While in most cases, I would go with stringr package as already suggested in CPak's answer, there is also i grep solution to this:

# create the sample string
c <- ("She sold seashells by the seashore, and she had a great time while doing so.")

# match any sold and great string within the text
# ignore case so that Sold and Great are also matched
grep("(sold.*great|great.*sold)", c, value = TRUE, ignore.case = TRUE)

Hmm, not bad, right?
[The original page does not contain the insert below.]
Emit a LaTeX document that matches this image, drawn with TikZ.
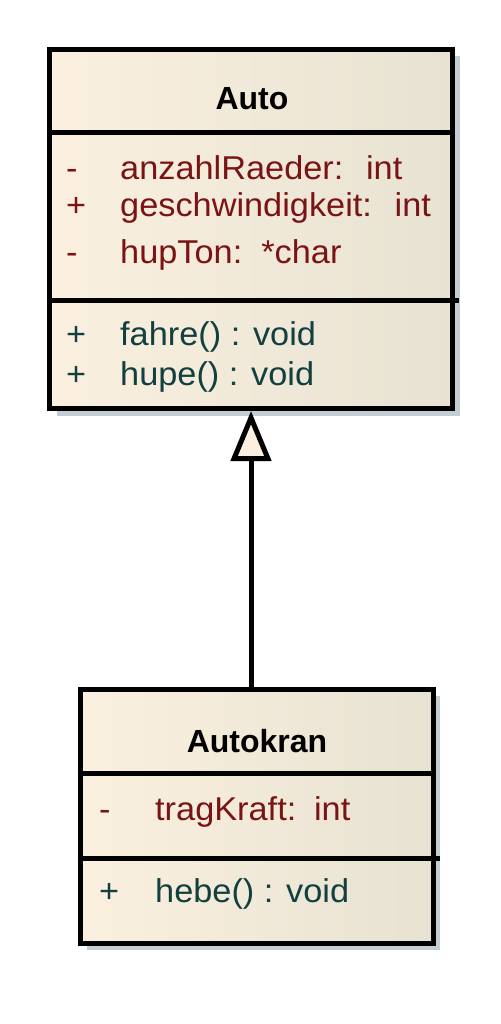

But what if there was a word merely containing the phrase sold or great?

# set up alternative string
d <- ("She saw soldier eating seashells by the seashore, and she had a great time while doing so.")
# even soldier is matched here:
grep("(sold.*great|great.*sold)", d, value = TRUE, ignore.case = TRUE)

So you might want to use word boundaries, i.e. match the entire word:

# \\b is a special character which matches word endings
grep("(\\bsold\\b.*\\bgreat\\b|\\bgreat\\b.*\\bsold\\b)", d, value = TRUE, ignore.case = TRUE)

the \\b matches first character in the string, last character in the string or between two characters where one belongs to a word and the other does not:

More on the \b metacharacter here: http://www.regular-expressions.info/wordboundaries.html

3
Kevin Arseneau On

You can create two capture groups, assuming the order of the words is unimportant

grep("(sold|great)(?:.+)(sold|great)", c, value = TRUE)
0
CPak On

The duplicate post might get you started but I don't think addresses your question directly.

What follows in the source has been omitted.